んで、結局、企業会計基準委員会の調査では、2006年4月から2007年夏までの期間の有価証券報告書を集計してみると、パーチェス法は113件、持分プーリング法はたったの3件、ということで、実務上、ほとんど使われなくなってきたといえる状況になりつつあります。
企業結合会計基準のうえでも、持分プーリング法が使用できる条件は、厳しく規定されています。
例えば、次の要件をすべて満たす必要があります。
・支払対価のすべてが、原則として、議決権のある株式であること。
・議決権比率が等しいこと(50対50から上下概ね5%の範囲内なら認められる)。
・議決権比率以外の支配関係を示す一定の事実が存在しないこと。
経営統合など、1対1をうたいながら、交換比率が1対1でないケースは多数ありますよね。

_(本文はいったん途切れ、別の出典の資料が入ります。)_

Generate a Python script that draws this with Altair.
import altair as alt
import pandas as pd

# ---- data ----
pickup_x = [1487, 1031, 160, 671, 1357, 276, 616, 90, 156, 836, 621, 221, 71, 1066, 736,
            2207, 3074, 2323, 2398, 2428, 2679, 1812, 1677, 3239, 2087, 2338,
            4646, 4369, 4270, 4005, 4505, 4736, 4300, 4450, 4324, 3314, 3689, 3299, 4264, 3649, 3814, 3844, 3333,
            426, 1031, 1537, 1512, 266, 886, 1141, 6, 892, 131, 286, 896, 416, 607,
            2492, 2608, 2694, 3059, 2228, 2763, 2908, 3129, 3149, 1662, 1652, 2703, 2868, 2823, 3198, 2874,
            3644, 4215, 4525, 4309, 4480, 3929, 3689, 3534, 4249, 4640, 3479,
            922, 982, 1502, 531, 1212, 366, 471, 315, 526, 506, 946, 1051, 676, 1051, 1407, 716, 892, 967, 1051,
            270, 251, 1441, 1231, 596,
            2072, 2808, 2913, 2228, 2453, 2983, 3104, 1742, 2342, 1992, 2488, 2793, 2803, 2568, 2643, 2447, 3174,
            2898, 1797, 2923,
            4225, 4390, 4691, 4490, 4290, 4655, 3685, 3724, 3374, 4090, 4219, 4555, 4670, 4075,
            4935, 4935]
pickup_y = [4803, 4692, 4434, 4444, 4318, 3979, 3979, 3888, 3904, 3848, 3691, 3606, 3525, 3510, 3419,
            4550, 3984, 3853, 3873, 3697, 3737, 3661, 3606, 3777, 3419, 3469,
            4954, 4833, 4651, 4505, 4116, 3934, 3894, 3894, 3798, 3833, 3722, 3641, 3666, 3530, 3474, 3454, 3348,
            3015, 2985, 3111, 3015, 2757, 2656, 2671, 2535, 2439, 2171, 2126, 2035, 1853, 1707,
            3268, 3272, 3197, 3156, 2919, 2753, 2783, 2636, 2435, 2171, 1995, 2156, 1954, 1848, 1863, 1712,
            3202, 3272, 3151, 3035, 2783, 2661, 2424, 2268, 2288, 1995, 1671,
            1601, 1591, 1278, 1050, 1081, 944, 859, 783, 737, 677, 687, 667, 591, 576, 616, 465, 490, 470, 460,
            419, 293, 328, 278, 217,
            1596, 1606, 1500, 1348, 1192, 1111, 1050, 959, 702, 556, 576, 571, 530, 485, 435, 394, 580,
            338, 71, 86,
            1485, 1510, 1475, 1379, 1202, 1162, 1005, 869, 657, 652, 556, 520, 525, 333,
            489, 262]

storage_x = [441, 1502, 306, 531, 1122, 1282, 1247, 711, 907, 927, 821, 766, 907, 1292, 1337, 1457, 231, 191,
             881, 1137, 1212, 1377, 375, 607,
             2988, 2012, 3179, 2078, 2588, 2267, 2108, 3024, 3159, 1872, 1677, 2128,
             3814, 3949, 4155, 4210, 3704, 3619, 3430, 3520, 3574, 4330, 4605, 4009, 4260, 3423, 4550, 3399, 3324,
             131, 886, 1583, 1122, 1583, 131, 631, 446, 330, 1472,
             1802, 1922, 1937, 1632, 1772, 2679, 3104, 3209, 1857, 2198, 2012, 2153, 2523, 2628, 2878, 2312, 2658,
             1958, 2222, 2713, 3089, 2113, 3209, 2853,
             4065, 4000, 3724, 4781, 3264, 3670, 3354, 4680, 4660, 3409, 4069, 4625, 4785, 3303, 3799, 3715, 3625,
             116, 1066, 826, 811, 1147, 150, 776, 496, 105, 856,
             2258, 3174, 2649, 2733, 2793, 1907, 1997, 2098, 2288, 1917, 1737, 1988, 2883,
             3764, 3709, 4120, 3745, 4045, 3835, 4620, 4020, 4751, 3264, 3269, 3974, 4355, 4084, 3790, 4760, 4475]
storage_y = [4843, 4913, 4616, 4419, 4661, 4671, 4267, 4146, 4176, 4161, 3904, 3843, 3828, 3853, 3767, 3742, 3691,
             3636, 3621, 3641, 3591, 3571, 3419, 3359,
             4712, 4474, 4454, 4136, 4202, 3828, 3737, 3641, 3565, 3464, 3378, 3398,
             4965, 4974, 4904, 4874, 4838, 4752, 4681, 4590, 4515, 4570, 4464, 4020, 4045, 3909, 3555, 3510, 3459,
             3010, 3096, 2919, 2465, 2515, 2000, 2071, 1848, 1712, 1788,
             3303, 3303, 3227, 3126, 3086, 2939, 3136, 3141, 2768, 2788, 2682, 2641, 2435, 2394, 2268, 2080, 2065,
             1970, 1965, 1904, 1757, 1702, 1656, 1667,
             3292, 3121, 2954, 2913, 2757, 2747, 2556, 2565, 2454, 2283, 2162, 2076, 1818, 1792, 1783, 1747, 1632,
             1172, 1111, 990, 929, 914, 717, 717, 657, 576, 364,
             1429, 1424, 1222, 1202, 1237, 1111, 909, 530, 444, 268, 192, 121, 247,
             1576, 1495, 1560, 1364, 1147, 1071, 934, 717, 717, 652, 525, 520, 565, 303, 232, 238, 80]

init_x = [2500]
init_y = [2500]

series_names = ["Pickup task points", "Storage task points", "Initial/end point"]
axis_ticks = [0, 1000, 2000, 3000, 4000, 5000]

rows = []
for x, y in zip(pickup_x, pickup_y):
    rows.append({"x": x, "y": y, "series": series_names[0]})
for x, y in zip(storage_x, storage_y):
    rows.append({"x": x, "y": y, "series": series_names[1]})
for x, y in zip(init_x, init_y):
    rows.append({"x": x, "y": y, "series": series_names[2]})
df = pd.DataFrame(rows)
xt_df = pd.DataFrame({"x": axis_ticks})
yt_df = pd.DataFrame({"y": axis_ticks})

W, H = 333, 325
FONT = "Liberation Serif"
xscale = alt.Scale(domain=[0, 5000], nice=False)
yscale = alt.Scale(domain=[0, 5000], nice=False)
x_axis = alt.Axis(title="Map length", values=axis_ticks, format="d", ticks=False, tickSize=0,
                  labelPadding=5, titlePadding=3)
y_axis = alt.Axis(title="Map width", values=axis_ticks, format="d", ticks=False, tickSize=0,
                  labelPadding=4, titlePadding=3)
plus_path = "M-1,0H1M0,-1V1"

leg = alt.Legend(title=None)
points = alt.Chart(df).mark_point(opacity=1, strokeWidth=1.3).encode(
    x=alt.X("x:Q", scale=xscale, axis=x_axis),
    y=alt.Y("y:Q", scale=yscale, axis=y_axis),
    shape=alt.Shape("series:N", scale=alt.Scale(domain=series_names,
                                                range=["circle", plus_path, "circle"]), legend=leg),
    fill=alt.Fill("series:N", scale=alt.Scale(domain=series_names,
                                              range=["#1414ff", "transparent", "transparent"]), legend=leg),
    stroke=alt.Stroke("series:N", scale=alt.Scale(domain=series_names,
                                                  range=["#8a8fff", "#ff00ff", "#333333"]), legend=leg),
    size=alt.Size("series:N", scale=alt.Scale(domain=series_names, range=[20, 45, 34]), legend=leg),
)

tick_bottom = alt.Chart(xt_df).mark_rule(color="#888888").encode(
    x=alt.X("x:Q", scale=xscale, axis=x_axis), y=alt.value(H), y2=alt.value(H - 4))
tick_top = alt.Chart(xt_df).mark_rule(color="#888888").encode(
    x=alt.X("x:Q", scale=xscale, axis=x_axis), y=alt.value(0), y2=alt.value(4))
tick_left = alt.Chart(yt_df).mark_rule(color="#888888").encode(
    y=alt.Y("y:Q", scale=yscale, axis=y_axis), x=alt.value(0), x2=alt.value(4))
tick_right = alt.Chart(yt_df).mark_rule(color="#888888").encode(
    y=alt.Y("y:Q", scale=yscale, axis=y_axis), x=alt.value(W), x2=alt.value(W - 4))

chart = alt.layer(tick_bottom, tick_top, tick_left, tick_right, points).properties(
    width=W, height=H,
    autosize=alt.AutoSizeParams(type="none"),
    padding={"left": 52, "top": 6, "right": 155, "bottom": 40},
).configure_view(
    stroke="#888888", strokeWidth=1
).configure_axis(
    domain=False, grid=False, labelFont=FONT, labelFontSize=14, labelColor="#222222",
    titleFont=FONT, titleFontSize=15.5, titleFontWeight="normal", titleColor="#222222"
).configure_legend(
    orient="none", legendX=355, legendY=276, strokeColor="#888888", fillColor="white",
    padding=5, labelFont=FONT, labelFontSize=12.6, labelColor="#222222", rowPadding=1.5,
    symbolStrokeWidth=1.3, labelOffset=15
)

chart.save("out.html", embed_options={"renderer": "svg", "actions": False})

やはり、各企業とも、自社の株主に対して、きちんと説明することが求められるようになってきたと思われますので、明らかに1株当たりの価値が異なるのに、無理やり1対1にはできませんものね。
会計理論から無理にパーチェス法に一本化させたというより、資本市場との対話のなかで、自然な流れとしてパーチェス法がほとんどになったという印象を私は持っています。
この点については、無理なく国際会計基準とのコンバージェンスが図られていくような気がします。